Se sentant isolée et haïe par les travailleurs à l’international, craignant les manifestations en France et en Algérie, l’aristocratie compte mener une guerre de classe impitoyable. Un article du Monde diplomatique en février intitulé «Lutte de classes en France» a relevé la panique qui gagne des pans entiers de la classe dirigeante face à l’opposition pour l’heure très largement pacifique mais aussi très profonde qui gagne les travailleurs en France et au-delà.
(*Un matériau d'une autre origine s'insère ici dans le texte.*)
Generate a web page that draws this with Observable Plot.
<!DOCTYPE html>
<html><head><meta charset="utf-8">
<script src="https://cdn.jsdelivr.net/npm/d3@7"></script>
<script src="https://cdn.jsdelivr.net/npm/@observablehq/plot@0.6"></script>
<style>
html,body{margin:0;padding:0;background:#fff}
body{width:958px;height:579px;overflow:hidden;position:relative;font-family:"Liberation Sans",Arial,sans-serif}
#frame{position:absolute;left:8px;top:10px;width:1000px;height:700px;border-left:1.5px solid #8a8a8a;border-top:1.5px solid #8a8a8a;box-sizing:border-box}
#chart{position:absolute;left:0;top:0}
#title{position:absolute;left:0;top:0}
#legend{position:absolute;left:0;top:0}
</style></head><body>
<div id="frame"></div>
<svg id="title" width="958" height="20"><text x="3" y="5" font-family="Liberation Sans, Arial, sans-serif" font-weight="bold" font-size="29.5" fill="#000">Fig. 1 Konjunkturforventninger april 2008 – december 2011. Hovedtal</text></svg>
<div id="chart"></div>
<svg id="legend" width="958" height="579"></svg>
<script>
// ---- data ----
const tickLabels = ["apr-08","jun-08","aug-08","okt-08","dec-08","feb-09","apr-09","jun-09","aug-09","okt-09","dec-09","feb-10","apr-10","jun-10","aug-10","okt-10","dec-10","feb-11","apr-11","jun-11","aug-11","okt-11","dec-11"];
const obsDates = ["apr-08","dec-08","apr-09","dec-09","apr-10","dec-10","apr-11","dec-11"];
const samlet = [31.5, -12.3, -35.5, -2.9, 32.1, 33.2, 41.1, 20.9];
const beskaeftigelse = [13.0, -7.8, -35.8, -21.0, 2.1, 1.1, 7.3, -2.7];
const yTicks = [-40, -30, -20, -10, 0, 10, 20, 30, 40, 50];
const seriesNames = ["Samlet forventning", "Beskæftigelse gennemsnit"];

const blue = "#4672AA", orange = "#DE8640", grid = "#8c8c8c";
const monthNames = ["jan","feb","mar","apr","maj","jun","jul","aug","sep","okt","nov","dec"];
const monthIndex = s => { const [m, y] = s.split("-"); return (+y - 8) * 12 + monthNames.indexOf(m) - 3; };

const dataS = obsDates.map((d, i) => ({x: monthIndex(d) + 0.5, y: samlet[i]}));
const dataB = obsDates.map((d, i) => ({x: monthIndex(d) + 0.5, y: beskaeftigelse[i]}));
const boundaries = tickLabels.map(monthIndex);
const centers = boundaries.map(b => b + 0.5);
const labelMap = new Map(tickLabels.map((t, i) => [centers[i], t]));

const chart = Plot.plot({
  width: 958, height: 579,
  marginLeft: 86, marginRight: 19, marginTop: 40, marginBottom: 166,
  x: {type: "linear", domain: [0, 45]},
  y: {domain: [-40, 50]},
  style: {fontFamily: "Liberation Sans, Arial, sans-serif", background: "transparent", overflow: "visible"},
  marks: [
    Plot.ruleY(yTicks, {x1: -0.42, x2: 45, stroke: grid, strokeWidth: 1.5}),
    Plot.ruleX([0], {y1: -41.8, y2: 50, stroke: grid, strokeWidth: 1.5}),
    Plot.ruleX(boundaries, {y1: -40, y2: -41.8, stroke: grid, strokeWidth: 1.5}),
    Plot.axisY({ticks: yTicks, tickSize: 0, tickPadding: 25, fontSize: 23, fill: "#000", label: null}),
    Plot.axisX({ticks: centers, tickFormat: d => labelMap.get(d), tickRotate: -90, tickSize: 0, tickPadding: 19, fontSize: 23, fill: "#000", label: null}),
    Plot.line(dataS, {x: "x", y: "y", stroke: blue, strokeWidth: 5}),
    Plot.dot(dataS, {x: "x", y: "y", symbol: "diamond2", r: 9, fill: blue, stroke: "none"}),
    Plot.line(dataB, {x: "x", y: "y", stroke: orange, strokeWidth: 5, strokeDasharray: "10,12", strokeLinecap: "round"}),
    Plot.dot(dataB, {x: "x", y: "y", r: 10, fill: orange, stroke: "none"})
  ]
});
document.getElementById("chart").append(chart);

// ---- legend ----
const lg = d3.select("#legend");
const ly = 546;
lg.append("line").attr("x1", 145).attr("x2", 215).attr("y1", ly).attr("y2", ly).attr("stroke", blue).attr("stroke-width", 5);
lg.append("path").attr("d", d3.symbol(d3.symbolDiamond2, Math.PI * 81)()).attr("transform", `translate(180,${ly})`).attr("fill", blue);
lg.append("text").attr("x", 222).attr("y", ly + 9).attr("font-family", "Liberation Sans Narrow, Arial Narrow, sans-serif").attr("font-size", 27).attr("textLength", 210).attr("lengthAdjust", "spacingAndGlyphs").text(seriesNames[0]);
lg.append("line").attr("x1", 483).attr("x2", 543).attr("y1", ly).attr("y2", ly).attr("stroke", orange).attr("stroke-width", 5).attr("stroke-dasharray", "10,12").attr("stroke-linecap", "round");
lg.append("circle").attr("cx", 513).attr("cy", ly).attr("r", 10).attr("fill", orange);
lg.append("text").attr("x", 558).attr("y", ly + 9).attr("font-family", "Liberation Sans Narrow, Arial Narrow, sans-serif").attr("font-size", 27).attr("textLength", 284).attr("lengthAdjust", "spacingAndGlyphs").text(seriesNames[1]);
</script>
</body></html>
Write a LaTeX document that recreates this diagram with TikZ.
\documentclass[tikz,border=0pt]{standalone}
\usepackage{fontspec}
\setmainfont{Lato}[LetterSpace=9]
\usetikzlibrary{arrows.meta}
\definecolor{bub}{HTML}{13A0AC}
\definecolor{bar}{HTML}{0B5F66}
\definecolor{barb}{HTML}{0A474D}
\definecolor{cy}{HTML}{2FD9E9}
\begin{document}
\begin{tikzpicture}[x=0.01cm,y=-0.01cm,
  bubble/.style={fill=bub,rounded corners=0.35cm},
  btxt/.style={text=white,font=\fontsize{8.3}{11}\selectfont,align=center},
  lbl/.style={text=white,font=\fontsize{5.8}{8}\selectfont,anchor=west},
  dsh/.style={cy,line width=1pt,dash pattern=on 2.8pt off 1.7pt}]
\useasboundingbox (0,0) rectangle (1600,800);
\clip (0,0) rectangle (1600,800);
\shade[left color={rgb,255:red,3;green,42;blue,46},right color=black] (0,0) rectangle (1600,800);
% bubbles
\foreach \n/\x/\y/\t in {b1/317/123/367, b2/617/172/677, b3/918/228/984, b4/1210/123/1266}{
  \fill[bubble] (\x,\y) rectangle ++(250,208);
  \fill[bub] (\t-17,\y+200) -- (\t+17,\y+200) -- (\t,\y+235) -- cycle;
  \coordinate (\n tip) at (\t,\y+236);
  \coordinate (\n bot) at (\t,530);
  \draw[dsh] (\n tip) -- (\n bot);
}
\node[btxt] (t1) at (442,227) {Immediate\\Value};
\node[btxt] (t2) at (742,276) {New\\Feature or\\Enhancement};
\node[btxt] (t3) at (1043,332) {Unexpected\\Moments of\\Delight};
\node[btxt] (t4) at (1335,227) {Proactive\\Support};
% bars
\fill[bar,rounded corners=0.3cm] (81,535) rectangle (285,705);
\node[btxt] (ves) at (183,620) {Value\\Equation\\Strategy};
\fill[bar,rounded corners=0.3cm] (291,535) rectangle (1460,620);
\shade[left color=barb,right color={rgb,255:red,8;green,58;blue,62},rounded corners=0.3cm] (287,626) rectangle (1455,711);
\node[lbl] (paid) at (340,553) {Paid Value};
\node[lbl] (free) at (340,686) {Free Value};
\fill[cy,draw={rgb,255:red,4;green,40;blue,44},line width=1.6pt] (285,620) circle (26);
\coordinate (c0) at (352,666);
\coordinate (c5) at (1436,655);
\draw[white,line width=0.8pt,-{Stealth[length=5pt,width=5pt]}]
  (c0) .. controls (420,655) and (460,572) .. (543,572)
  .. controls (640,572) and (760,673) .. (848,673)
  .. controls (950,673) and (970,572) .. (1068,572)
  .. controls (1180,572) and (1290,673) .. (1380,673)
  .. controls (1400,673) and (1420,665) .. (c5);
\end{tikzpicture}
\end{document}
Le mensuel a écrit: «La peur, pas celle de perdre un scrutin, d’échouer à réformer où de voir fondre ses actifs. Plutôt celle de l’insurrection, de la révolte, de la destitution. Depuis un demi-siècle, les élites françaises n’avaient pas éprouvé pareil sentiment… Le directeur d’un institut de sondage évoque à son tour ‘des grands patrons effectivement très inquiets’, une atmosphère ‘qui ressemble à ce que j’ai lu sur 1936 ou 1968. Il y a un moment où on se dit, il faut savoir lâcher des grosses sommes, plutôt que de perdre l’essentiel.’»
Et l’aristocratie financière déverse des ressources sur la répression, rompant avec des garanties que l’armée n’irait pas tirer sur la population. Après que l’ex-candidate présidentielle du PS Ségolène Royal ait appelé à envoyer l’armée à Marseille en 2013, le professeur d’histoire Jean-Marc Berlière a passé en revue l’histoire du recours au forces armées pour la répression intérieure dans une entrevue auprès du Monde.
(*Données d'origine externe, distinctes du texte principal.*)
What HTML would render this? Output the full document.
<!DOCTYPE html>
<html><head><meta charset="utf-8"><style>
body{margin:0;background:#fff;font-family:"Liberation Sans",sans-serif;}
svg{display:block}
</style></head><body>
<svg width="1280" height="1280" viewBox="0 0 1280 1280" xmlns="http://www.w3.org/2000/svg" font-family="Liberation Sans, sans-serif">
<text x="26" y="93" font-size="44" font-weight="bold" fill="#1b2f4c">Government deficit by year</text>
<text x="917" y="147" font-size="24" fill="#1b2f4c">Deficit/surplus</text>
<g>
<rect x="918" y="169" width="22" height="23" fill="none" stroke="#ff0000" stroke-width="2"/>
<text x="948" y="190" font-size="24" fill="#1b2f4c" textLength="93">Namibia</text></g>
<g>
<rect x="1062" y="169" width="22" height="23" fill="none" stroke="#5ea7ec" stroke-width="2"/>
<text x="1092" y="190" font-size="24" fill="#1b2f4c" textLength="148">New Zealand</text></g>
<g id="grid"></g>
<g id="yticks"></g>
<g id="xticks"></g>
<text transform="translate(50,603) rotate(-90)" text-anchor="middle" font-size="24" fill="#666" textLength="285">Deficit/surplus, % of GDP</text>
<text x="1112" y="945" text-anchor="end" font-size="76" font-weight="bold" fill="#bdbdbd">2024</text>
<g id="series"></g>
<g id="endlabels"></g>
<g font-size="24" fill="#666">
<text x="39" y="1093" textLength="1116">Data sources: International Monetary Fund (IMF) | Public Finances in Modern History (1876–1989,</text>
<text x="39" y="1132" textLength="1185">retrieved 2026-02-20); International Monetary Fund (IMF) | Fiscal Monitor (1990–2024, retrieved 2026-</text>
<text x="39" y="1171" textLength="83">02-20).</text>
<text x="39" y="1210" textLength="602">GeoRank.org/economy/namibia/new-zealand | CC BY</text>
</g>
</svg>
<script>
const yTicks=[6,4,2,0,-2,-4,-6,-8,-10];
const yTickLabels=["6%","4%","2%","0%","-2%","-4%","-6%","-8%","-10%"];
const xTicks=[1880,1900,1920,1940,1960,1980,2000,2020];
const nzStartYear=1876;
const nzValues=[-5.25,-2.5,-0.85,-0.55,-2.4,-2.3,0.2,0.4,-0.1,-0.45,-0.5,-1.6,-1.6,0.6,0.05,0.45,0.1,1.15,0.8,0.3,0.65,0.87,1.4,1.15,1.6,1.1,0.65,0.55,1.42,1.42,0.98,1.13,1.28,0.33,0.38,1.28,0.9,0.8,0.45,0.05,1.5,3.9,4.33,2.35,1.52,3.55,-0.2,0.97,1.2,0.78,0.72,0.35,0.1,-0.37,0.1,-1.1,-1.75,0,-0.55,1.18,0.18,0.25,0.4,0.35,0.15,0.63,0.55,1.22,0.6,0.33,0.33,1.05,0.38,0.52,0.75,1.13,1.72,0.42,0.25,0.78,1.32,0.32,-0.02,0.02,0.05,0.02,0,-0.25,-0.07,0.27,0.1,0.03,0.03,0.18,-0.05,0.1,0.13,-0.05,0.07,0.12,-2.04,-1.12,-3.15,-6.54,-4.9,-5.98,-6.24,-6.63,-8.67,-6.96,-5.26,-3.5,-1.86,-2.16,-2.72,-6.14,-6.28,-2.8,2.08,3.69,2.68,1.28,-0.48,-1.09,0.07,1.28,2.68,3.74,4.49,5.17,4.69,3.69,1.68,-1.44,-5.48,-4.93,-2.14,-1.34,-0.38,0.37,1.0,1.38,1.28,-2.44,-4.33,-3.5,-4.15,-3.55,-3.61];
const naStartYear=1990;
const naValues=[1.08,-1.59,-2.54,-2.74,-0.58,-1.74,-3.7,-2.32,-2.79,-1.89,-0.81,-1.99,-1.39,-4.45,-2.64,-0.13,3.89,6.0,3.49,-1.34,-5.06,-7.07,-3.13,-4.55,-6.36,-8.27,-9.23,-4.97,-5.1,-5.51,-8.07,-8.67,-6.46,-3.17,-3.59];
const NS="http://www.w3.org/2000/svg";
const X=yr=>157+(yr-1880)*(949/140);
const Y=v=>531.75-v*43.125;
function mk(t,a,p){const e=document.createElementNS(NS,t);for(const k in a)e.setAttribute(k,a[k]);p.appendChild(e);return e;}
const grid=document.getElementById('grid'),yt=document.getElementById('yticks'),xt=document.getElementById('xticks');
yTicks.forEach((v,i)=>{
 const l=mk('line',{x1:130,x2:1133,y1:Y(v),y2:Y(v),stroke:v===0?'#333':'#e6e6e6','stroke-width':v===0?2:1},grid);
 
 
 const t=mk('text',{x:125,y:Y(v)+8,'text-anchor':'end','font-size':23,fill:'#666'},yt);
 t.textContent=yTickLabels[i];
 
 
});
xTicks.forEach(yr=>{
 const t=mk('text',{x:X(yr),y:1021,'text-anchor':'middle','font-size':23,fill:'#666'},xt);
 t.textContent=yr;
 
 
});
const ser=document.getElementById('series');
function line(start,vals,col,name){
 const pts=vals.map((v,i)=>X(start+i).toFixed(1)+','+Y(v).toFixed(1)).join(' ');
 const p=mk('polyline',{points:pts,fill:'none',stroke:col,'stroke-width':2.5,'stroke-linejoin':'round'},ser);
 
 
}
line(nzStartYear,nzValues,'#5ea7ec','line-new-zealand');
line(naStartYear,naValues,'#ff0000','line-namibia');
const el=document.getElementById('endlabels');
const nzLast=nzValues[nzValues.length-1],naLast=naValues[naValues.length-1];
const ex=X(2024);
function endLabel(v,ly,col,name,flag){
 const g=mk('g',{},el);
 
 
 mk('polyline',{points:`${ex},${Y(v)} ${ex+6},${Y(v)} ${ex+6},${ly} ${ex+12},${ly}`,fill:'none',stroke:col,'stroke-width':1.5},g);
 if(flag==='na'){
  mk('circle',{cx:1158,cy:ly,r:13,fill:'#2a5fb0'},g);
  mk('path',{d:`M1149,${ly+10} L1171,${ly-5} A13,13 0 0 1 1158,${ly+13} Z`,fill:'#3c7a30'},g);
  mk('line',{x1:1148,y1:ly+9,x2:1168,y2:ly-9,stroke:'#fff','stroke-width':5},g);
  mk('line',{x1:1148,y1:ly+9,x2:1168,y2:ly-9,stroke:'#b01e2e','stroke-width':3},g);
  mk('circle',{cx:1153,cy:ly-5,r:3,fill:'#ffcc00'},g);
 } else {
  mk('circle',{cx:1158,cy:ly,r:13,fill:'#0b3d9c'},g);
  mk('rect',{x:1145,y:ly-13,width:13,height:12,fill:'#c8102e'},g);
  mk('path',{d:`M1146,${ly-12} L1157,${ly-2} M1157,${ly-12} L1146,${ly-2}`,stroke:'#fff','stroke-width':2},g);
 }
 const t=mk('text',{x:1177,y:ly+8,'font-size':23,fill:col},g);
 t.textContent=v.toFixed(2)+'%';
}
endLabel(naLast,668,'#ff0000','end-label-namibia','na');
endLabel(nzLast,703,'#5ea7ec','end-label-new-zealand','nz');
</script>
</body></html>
Au 19e siècle, a-t-il expliqué, les meurtres de travailleurs, y compris de femmes et d’enfants, lors de grèves et des manifestations du 1er Mai ont provoqué une vaste colère de classe contre l’armée: «Des tueries comme celles qui se produisent périodiquement – Fourmies, Narbonne – ternissent gravement son image, déjà largement entamée par le soupçon de collusion sociale et politique qu'entraîne son engagement dans les grèves aux côtés du patronat.»
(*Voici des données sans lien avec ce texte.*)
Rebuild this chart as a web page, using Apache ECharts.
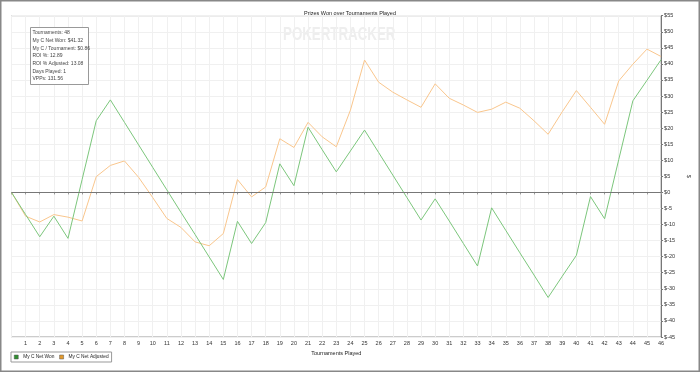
<!DOCTYPE html>
<html>
<head>
<meta charset="utf-8">
<script src="https://cdn.jsdelivr.net/npm/echarts@6/dist/echarts.min.js"></script>
<style>html,body{margin:0;padding:0;background:#fff}#c{width:700px;height:372px}</style>
</head>
<body>
<div id="c"></div>
<script>
const categories = [];
for (let i = 0; i <= 46; i++) categories.push(String(i));
const netWon = [0, -6.9, -13.8, -7.4, -14.3, 4.0, 22.3, 28.8, 21.8, 14.8, 7.8, 0.8, -6.2, -13.1, -20.1, -27.1, -9.0, -15.9, -9.4, 8.9, 2.1, 20.3, 13.3, 6.4, 12.9, 19.4, 12.4, 5.4, -1.6, -8.6, -2.0, -8.9, -15.9, -22.9, -4.8, -11.8, -18.8, -25.7, -32.7, -26.1, -19.6, -1.3, -8.2, 10.2, 28.5, 34.9, 41.32];
const netAdjusted = [0, -7.4, -9.2, -6.9, -7.7, -8.9, 4.9, 8.4, 9.8, 4.7, -1.6, -8.1, -10.9, -15.4, -16.6, -12.8, 4.0, -1.4, 1.7, 16.7, 14.0, 21.8, 17.3, 14.2, 25.6, 41.2, 34.3, 31.2, 28.8, 26.5, 33.8, 29.3, 27.2, 24.9, 25.9, 28.1, 26.2, 22.3, 18.1, 25.1, 31.7, 26.5, 21.2, 34.7, 39.9, 44.6, 42.3];
const seriesNames = ['My C Net Won', 'My C Net Adjusted'];
const infoLines = ['Tournaments: 48', 'My C Net Won: $41.32', 'My C / Tournament: $0.86', 'ROI %: 12.89', 'ROI % Adjusted: 13.08', 'Days Played: 1', 'VPPs: 131.56'];
const titleText = 'Prizes Won over Tournaments Played';
const xName = 'Tournaments Played';
const yName = '$';

const FONT = 'Liberation Sans, Arial, sans-serif';
const chart = echarts.init(document.getElementById('c'), null, {renderer: 'canvas'});
chart.setOption({
  animation: false,
  backgroundColor: '#fff',
  title: {text: titleText, left: 'center', top: 5, textStyle: {fontSize: 5.5, fontWeight: 'normal', color: '#222', fontFamily: FONT}},
  grid: {left: 11.5, top: 15.7, right: 32.5, bottom: 35, show: true, borderColor: '#999', borderWidth: 1, backgroundColor: 'transparent'},
  legend: {
    left: 11, top: 352, orient: 'horizontal', itemWidth: 4, itemHeight: 4, itemGap: 5,
    borderColor: '#999', borderWidth: 1, padding: [2.5, 3, 2.5, 3],
    textStyle: {fontSize: 4.8, color: '#222', fontFamily: FONT},
    data: [
      {name: seriesNames[0], icon: 'rect', itemStyle: {color: '#2f8f2f', borderColor: '#555', borderWidth: 0.5}},
      {name: seriesNames[1], icon: 'rect', itemStyle: {color: '#e39a2d', borderColor: '#555', borderWidth: 0.5}}
    ]
  },
  xAxis: {
    type: 'category', data: categories, boundaryGap: false,
    name: xName, nameLocation: 'middle', nameGap: 9,
    nameTextStyle: {fontSize: 5.5, color: '#222', fontFamily: FONT},
    axisLine: {lineStyle: {color: '#777', width: 1}},
    axisTick: {show: true, length: 2, lineStyle: {color: '#999'}, interval: 0},
    axisLabel: {fontSize: 5.5, color: '#333', fontFamily: FONT, interval: 0, margin: 3, formatter: v => v === '0' ? '' : v},
    splitLine: {show: true, interval: 0, lineStyle: {color: '#f0f0f0', width: 1}}
  },
  yAxis: {
    type: 'value', position: 'right', min: -45, max: 55, interval: 5,
    name: yName, nameLocation: 'middle', nameGap: 15, nameRotate: -90,
    nameTextStyle: {fontSize: 5.5, color: '#333', fontFamily: FONT},
    axisLine: {show: true, lineStyle: {color: '#777', width: 1}},
    axisTick: {show: true, length: 2, lineStyle: {color: '#777'}},
    axisLabel: {fontSize: 5.5, color: '#333', fontFamily: FONT, margin: 3, formatter: v => '$' + v},
    splitLine: {show: true, lineStyle: {color: '#f0f0f0', width: 1}}
  },
  graphic: [
    {type: 'text', left: 283, top: 26, z: 0, scaleX: 0.74, style: {text: 'POKERTRACKER', fontSize: 18, fontWeight: 'bold', fill: '#eeeeee', fontFamily: FONT}},
    {type: 'rect', shape: {x: 30.5, y: 27.5, width: 58, height: 57}, style: {fill: '#fff', stroke: '#999', lineWidth: 1}, z: 10},
    {type: 'text', x: 32.5, y: 29, z: 11, style: {text: infoLines.join('\n'), fontSize: 5, lineHeight: 7.67, fill: '#444', fontFamily: FONT}},
    {type: 'rect', shape: {x: 0.75, y: 0.75, width: 698.5, height: 370.5}, style: {fill: 'none', stroke: '#888', lineWidth: 1.5}, z: 20, silent: true}
  ],
  series: [
    {name: seriesNames[1], type: 'line', data: netAdjusted, symbol: 'none', lineStyle: {color: '#f9c68d', width: 1}, itemStyle: {color: '#e39a2d'},
      markLine: {silent: true, symbol: 'none', label: {show: false}, lineStyle: {color: '#777', width: 1, type: 'solid'}, data: [{yAxis: 0}]}},
    {name: seriesNames[0], type: 'line', data: netWon, symbol: 'none', lineStyle: {color: '#7cc67c', width: 1}, itemStyle: {color: '#2f8f2f'}}
  ]
});
</script>
</body>
</html>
Apeès la révolution d’octobre 1917 en Russie pendant la 1e Guerre mondiale, et les mutineries au sein de l’armée française, le gouvernement a décidé qu’il ne pouvait plus se fier à l’armée: «Après la victoire et les sacrifices de 14-18, il n'est plus possible d'utiliser l'armée victorieuse pour ces opérations intérieures.» Interrogé pour savoir si l’armée était revenue à un rôle à l’intérieur des frontières actuelles de la France après la 1e Guerre mondiale, il a répondu: «Pratiquement plus. Le risque politique serait trop grand: quelle serait l'attitude des appelés?»
Après le recours horrifiant de l’armée à la torture et au meurtre de masse en Algérie lors de la guerre d’indépendance de 1954-1962, Macron veut faire revenir l’armée dans la politique française. Ses salutations en 2018 pour le dictateur collaborationniste Philippe Pétain, et aussi pour Georges Clemenceau, qui en tant que ministre de l’Intérieur a dirigé des opérations de l’armée dont le meurtre de 18 travailleurs, reflètent des tentatives continues de légitimer la répression.
Ceci souligne le caractère réactionnaire des proclamations depuis l’intérieur de la classe politique que la gauche, le socialisme et la classe ouvrière sont morts et dépassés. Ceci crée des conditions où l’envoi de l’armée contre les manifestants, dépourvu de la moindre légitimité, continue sans provoquer d’opposition réelle dans la vie officielle. La tâche centrale, dans laquelle les «gilets jaunes» marquent une première étape importante, est de mobiliser indépendamment l’opposition politique croissante des travailleurs face au danger de dictature militaro-policière.